Adam Stirling [00:00:26] Indeed, I will rely on that promise Supreme Court of Canada talking about international law and how it applies in Canada. Interesting story.
Michael T. Mulligan [00:00:35] I think it is. I think this is a very significant case. It was just released by the Supreme Court of Canada. And the essence of it is or the underlying issue that the court was dealing with was a claim brought, or proposed class action brought, on behalf of a number of people from Eritrea Country in East Africa, just north of Ethiopia, and a sort of borders the Red Sea there, to get some orientation…

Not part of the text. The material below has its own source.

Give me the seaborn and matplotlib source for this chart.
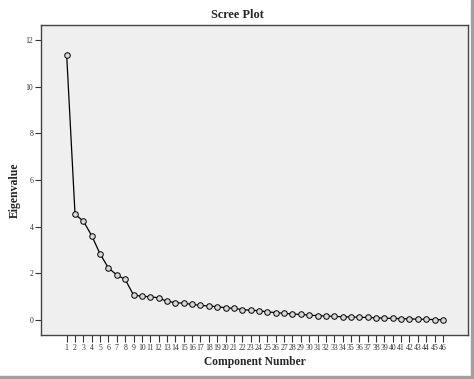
import matplotlib
matplotlib.use("Agg")
import matplotlib.pyplot as plt
import seaborn as sns
import pandas as pd
from matplotlib.patches import Rectangle

components = list(range(1, 47))
eigenvalues = [11.36, 4.53, 4.24, 3.61, 2.83, 2.23, 1.93, 1.74, 1.07, 1.02,
               1.00, 0.95, 0.80, 0.75, 0.72, 0.67, 0.63, 0.60, 0.57, 0.53,
               0.50, 0.45, 0.42, 0.40, 0.35, 0.32, 0.29, 0.26, 0.24, 0.21,
               0.19, 0.17, 0.16, 0.14, 0.13, 0.12, 0.11, 0.10, 0.08, 0.07,
               0.06, 0.05, 0.04, 0.03, 0.02, 0.01]
y_ticks = [0, 2, 4, 6, 8, 10, 12]

df = pd.DataFrame({"Component Number": components, "Eigenvalue": eigenvalues})

sns.set_style("white")
plt.rcParams['font.family'] = ['Liberation Serif', 'DejaVu Serif']

fig = plt.figure(figsize=(4.74, 3.79), dpi=100)
ax = fig.add_axes([41/474, 1-335/379, (468-41)/474, (335-25)/379])
ax.set_facecolor("#efefef")

sns.lineplot(data=df, x="Component Number", y="Eigenvalue", ax=ax,
             color="black", linewidth=0.9, marker="o", markersize=4.0,
             markerfacecolor="#d8d8d8", markeredgecolor="black",
             markeredgewidth=0.7)

ax.set_xlim(-2.07, 49)
ax.set_ylim(-0.64, 12.64)
ax.set_xticks(components)
ax.set_xticklabels([str(c) for c in components], fontsize=5.6)
ax.set_yticks(y_ticks)
ax.set_yticklabels([str(t) for t in y_ticks], fontsize=5.6)
ax.tick_params(axis="both", direction="out", length=4, width=0.8,
               colors="#333333", pad=1.5, bottom=True, left=True)
ax.tick_params(axis="x", length=5)
for s in ax.spines.values():
    s.set_color("#444444")
    s.set_linewidth(1.0)

fig.text(0.5, 1-15/379, "Scree Plot", fontsize=8.8, fontweight="bold",
         ha="center", va="center")
ax.set_xlabel("Component Number", fontsize=8.3, fontweight="bold", labelpad=3)
ax.set_ylabel("Eigenvalue", fontsize=8.5, fontweight="bold")
ax.yaxis.set_label_coords((21-41)/(468-41), 0.467)

# screenshot-like gray border at right and bottom
fig.patches.append(Rectangle((0, 0), 1, 3/379, transform=fig.transFigure,
                             color="#a0a0a0", zorder=0))
fig.patches.append(Rectangle((1-3/474, 0), 3/474, 1, transform=fig.transFigure,
                             color="#a0a0a0", zorder=0))

fig.savefig("out.png", dpi=100)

Adam Stirling [00:01:01] Okay…
Michael T. Mulligan [00:01:01] As to where it is and what is allegedly going on there is the government in Eritrea requires people to engage in compulsory service, which is not uncommon. Often people would/ countries would require people to engage in compulsory military service when they become 19, this sort of thing. But what’s been alleged here is that, in the guise of this required public service, the claim is that people were being forced to work for an indefinite period of time in a mining operation in Eritrea that provides a significant portion of income for the country. That’s a mine that mines, I think, gold and various other things there. And the plaintiffs were alleging that they were essentially being required to act in a capacity like slavery. The claim that it was a forced labour de…degrading treatment, and that it violated customary international law. So, the interesting question was, well, can you bring a claim in a Canadian court to try to seek some remedy for that? And the connection to British Columbia is that, a mining company in British Columbia owns a part of the mining company in Eritrea, where these workers allegedly are required to engage in this forced labour. And so that was the connection that led to this claim. And the important issue for the Supreme Court of Canada was, well, look, can you bring a claim alleging a breach of what amounts to what’s described as customary international law?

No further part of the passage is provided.